Express 0.888... in the form $$\frac{p}{q}$$, where p and q are integers and $$q \ne 0$$.

Answer

**step1** Understanding the problem

The problem asks us to convert the repeating decimal $$0.888...$$ into a fraction in the form $$\frac{p}{q}$$, where p and q are integers and $$q \ne 0$$.

**step2** Identifying a simpler repeating decimal

To solve this, we can first consider a simpler repeating decimal that has a single repeating digit. Let's look at $$0.111...$$.

**step3** Converting 0.111... to a fraction using division

We can find the fractional form of $$0.111...$$ by performing long division. Let's divide 1 by 9:
$$1 \div 9$$
- When 1 is divided by 9, it goes 0 times with a remainder of 1.
- We place a decimal point and add a zero to the 1, making it 10.
- 10 divided by 9 is 1 with a remainder of 1.
- We add another zero, making it 10 again.
- 10 divided by 9 is 1 with a remainder of 1.
This pattern of having a remainder of 1 and adding a zero repeats indefinitely, so the digit '1' in the quotient also repeats indefinitely after the decimal point.
Thus, $$1 \div 9 = 0.111...$$
This means that $$0.111... = \frac{1}{9}$$.

**step4** Relating 0.888... to 0.111...

Now, let's consider the original decimal $$0.888...$$. We can observe that $$0.888...$$ is exactly eight times the value of $$0.111...$$.
We can write this relationship as:
$$0.888... = 8 \times 0.111...$$

**step5** Calculating the fraction for 0.888...
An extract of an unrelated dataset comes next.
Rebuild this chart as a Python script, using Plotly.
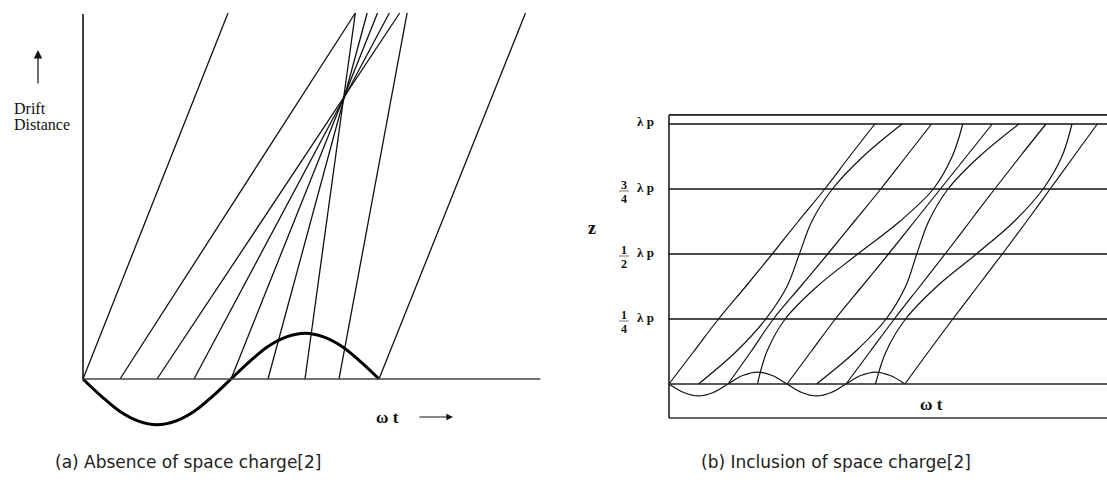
import plotly.graph_objects as go

W, H = 1107, 484

# ---------------- (a) drift without space charge ----------------
# departure phase at the gap and arrival phase at the end of the drift (units of pi)
a_depart = [0.0, 0.25, 0.5, 0.75, 1.0, 1.25, 1.5, 1.73, 2.0]
a_arrive = [0.98, 1.84, 2.14, 2.07, 1.99, 1.92, 1.84, 2.19, 2.99]
a_drift = [0.0, 1.0]

# gap voltage over one RF period
a_phase = [0, 0.125, 0.25, 0.375, 0.5, 0.625, 0.75, 0.875, 1.0,
           1.125, 1.25, 1.375, 1.5, 1.625, 1.75, 1.875, 2.0]
a_volt = [0, -0.38, -0.71, -0.92, -1, -0.92, -0.71, -0.38, 0,
          0.38, 0.71, 0.92, 1, 0.92, 0.71, 0.38, 0]

# ---------------- (b) drift with space charge ----------------
# z / lambda_p sampled along each trajectory
b_z = [0, 0.125, 0.25, 0.375, 0.5, 0.625, 0.75, 0.875, 1.0]
# phase (units of pi) of each electron at those heights
b_e0 = [0.0, 0.42, 0.84, 1.30, 1.75, 2.19, 2.64, 3.06, 3.49]
b_e1 = [0.5, 1.14, 1.64, 2.00, 2.21, 2.42, 2.77, 3.29, 3.95]
b_e2 = [1.0, 1.39, 1.77, 2.23, 2.69, 3.14, 3.59, 4.02, 4.45]
b_e3 = [1.5, 1.66, 1.97, 2.51, 3.20, 3.91, 4.48, 4.80, 4.98]
b_e4 = [2.0, 2.41, 2.82, 3.27, 3.72, 4.16, 4.60, 5.04, 5.48]
b_e5 = [2.5, 3.16, 3.68, 4.01, 4.20, 4.40, 4.73, 5.26, 5.93]
b_e6 = [3.0, 3.41, 3.82, 4.25, 4.68, 5.10, 5.52, 5.95, 6.39]
b_e7 = [3.5, 3.68, 4.01, 4.54, 5.21, 5.85, 6.34, 6.66, 6.83]
b_e8 = [4.0, 4.40, 4.81, 5.23, 5.65, 6.06, 6.46, 6.86, 7.26]

b_phase = [0, 0.25, 0.5, 0.75, 1.0, 1.25, 1.5, 1.75, 2.0,
           2.25, 2.5, 2.75, 3.0, 3.25, 3.5, 3.75, 4.0]
b_volt = [0, -0.71, -1, -0.71, 0, 0.71, 1, 0.71, 0,
          -0.71, -1, -0.71, 0, 0.71, 1, 0.71, 0]

b_levels = [0.25, 0.5, 0.75, 1.0]
b_num = ["1", "1", "3"]
b_den = ["4", "2", "4"]

# display scale of the voltage waveforms
A_VOLT = 0.125
B_VOLT = 0.046

# axis ranges chosen so both panels sit side by side on the page
AX = [-0.5608, 3.2230]
AY = [-0.2869, 1.0355]
BX = [-1.847, 7.424]
BY = [-0.3846, 1.4769]
SPLIT = 560 / W

fig = go.Figure()

# ---- panel (a) ----
for d, a in zip(a_depart, a_arrive):
    fig.add_trace(go.Scatter(x=[d, a], y=a_drift, mode="lines",
                             line=dict(color="#111", width=1.3),
                             xaxis="x", yaxis="y", hoverinfo="skip"))
fig.add_trace(go.Scatter(x=a_phase, y=[v * A_VOLT for v in a_volt], mode="lines",
                         line=dict(color="#000", width=3, shape="spline"),
                         xaxis="x", yaxis="y", hoverinfo="skip"))

# ---- panel (b) ----
for e in [b_e0, b_e1, b_e2, b_e3, b_e4, b_e5, b_e6, b_e7, b_e8]:
    fig.add_trace(go.Scatter(x=e, y=b_z, mode="lines",
                             line=dict(color="#111", width=1.2, shape="spline"),
                             xaxis="x2", yaxis="y2", hoverinfo="skip"))
fig.add_trace(go.Scatter(x=b_phase, y=[v * B_VOLT for v in b_volt], mode="lines",
                         line=dict(color="#111", width=1.2, shape="spline"),
                         xaxis="x2", yaxis="y2", hoverinfo="skip"))

shapes = []
# axes of panel (a)
shapes.append(dict(type="line", xref="x", yref="y", x0=0, x1=0, y0=0, y1=0.997,
                   line=dict(color="#111", width=1.6)))
shapes.append(dict(type="line", xref="x", yref="y", x0=0, x1=3.09, y0=0, y1=0,
                   line=dict(color="#444", width=1.6)))
# frame and level lines of panel (b)
shapes.append(dict(type="line", xref="x2", yref="y2", x0=0, x1=BX[1], y0=1.035, y1=1.035,
                   line=dict(color="#222", width=1.6)))
shapes.append(dict(type="line", xref="x2", yref="y2", x0=0, x1=BX[1], y0=-0.131, y1=-0.131,
                   line=dict(color="#333", width=1.6)))
shapes.append(dict(type="line", xref="x2", yref="y2", x0=0, x1=0, y0=-0.131, y1=1.035,
                   line=dict(color="#222", width=1.6)))
shapes.append(dict(type="line", xref="x2", yref="y2", x0=0, x1=BX[1], y0=0, y1=0,
                   line=dict(color="#222", width=1.5)))
for lv in b_levels:
    shapes.append(dict(type="line", xref="x2", yref="y2", x0=0, x1=BX[1], y0=lv, y1=lv,
                       line=dict(color="#111", width=1.4)))


def px(xp):
    return xp / W


def py(yp):
    return 1 - yp / H


def label(xp, yp, text, size, family, xanchor="center", color="#111", **kw):
    return dict(x=px(xp), y=py(yp), xref="paper", yref="paper", showarrow=False,
                text=text, xanchor=xanchor, yanchor="middle",
                font=dict(family=family, size=size, color=color), **kw)


SERIF = "Liberation Serif"
ann = []
# panel (a) labels
ann.append(dict(x=px(38), y=py(50), xref="paper", yref="paper", ax=0, ay=35,
                showarrow=True, arrowhead=2, arrowsize=1.4, arrowwidth=1.2,
                arrowcolor="#111", text=""))
ann.append(label(12, 109, "Drift", 16, SERIF, xanchor="left"))
ann.append(label(12, 124, "Distance", 16, SERIF, xanchor="left"))
ann.append(label(387, 417, "<b>ω t</b>", 17, SERIF))
ann.append(dict(x=px(453), y=py(417), xref="paper", yref="paper", ax=-35, ay=0,
                showarrow=True, arrowhead=2, arrowsize=1.2, arrowwidth=1.1,
                arrowcolor="#111", text=""))

# panel (b) labels
ann.append(label(656, 121, "<b>λ p</b>", 13, SERIF, xanchor="right"))
line_py = {0.25: 319, 0.5: 254, 0.75: 189}
for lv, n, d in zip([0.25, 0.5, 0.75], b_num, b_den):
    yl = line_py[lv]
    ann.append(label(656, yl - 2, "<b>λ p</b>", 13, SERIF, xanchor="right"))
    ann.append(label(624, yl - 4, "<b>" + n + "</b>", 12, SERIF))
    ann.append(label(624, yl + 10, "<b>" + d + "</b>", 12, SERIF))
    shapes.append(dict(type="line", xref="paper", yref="paper",
                       x0=px(619), x1=px(629), y0=py(yl + 2), y1=py(yl + 2),
                       line=dict(color="#555", width=0.8)))
ann.append(label(592, 228, "<b>z</b>", 18, SERIF))
ann.append(label(931, 404, "<b>ω t</b>", 17, SERIF))

# captions
ann.append(label(188, 462, "(a) Absence of space charge[2]", 17, "DejaVu Sans", color="#222"))
ann.append(label(836, 462, "(b) Inclusion of space charge[2]", 17, "DejaVu Sans", color="#222"))

hidden = dict(visible=False, fixedrange=True)
fig.update_layout(
    width=W, height=H,
    margin=dict(l=0, r=0, t=0, b=0),
    paper_bgcolor="white", plot_bgcolor="white",
    showlegend=False,
    xaxis=dict(domain=[0, SPLIT], range=AX, **hidden),
    yaxis=dict(domain=[0, 1], range=AY, **hidden),
    xaxis2=dict(domain=[SPLIT, 1], range=BX, anchor="y2", **hidden),
    yaxis2=dict(domain=[0, 1], range=BY, anchor="x2", **hidden),
    shapes=shapes,
    annotations=ann,
)

fig.write_html("out.html", config=dict(displayModeBar=False))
Since we know from Step 3 that $$0.111... = \frac{1}{9}$$, we can substitute this fraction into our equation from Step 4:
$$0.888... = 8 \times \frac{1}{9}$$
To multiply a whole number by a fraction, we multiply the whole number by the numerator of the fraction and keep the same denominator:
$$8 \times \frac{1}{9} = \frac{8 \times 1}{9} = \frac{8}{9}$$

**step6** Final Answer

Therefore, the repeating decimal $$0.888...$$ expressed as a fraction in the form $$\frac{p}{q}$$ is $$\frac{8}{9}$$.